In the current competitive and dynamic global market, companies need to take action to adopt to changes to stay relevant. Once of the trending changes is regarding employee performance management.
An increasing number of organizations (such as Adobe, Microsoft, Accenture, Deloitte, GE and Cargill) claim that the traditional yearly performance appraisals are no longer suitable for them because work has become more collaborative, more knowledge-based and more difficult to measure.
The 12-months goals are replaced by goal cycles of one month and even one week. Tasks are performed in teams and more often than not people are involved in multiple teams with members spread in multiple locations around the world. Companies drop yearly ratings to get managers to discuss their employees’ development and performance more often, to help employee engagement and collaboration. The performance ratings and rankings are replaced by check-in meetings and in-the-moment feedback.
Having regular, informal meetings or conversations with individual employees allows managers to identify and address issues in real time, provide support and make progress. Instead of keeping the feedback on file and waiting for the annual performance review, managers are encouraged to provide in-the-moment feedback when positive or negative events occur. Why wait until after 12 months to discuss an employee poor performance when it can be done as soon as possible.
Performance is constantly monitored and frequent communication has proved that employees tend to be more open and honest if they don’t worry about justifying a yearly rating.
In 2012 Adobe introduced the check-in, an informal process of ongoing and real-time feedback. The managers decide how often they want to set goals and how they give feedback. There are no forced timelines and specific forms to submit to HR.
Employees are evaluated based on what goals they achieved, rather than how they compare to their peers. This helps to create an environment of collaboration, rather than competition. Adobe reported a 30% decrease in voluntary turnover, in a highly competitive talent environment. They succeeded in retaining talent, as fewer valued employees left the company.

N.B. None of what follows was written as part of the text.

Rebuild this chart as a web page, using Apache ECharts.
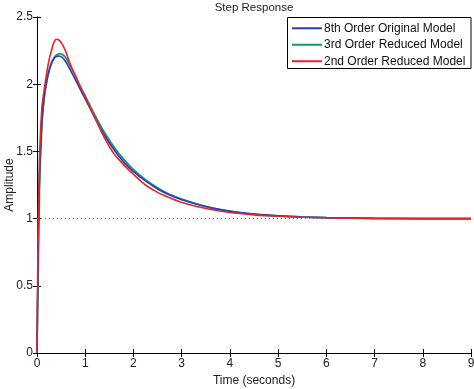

Microsoft has a new approach to performance and development designed to promote new levels of teamwork and agility for breakthrough business impact. Through a process called “Connects” Microsoft optimizes the timely feedback and meaningful discussions to help employees learn in the moment, grow and drive great results. All of this is timely based on the rhythm of each part of their business. The company continues to invest in a generous rewards budget, without a pre-determined targeted distribution. Managers can allocate rewards in the manner that best reflects the performance of their teams and individuals. Ratings were eliminated so that the focus could fall on the opportunities to grow and improve.
Last year both Accenture and Deloitte announced a radical redesigning of their performance management system. The companies dropped rankings and the once-a-year evaluation process based on their own research showed that the time, money and effort they had spent didn’t ultimately accomplish performance improvement among employees.
Although more Fortune 500 companies are getting rid of rankings, nearly nine out of ten companies around the world continue not only to generate performance scores for employees but also to use them as the basis for compensation decisions. The current process of evaluating people’s work (training, promoting and paying them accordingly) should be improved.
This can be achieved by studying the results reported by the companies that changed their performance management systems and by implementing solutions fit for any business, with clear objectives and a straight aim to performance improvement.
How does Pasti Nyala address this? By adopting the Key Result Areas for junior employees with the objectives to meet the set targets and the constant monitoring to ensure that everyone perform as expected of them.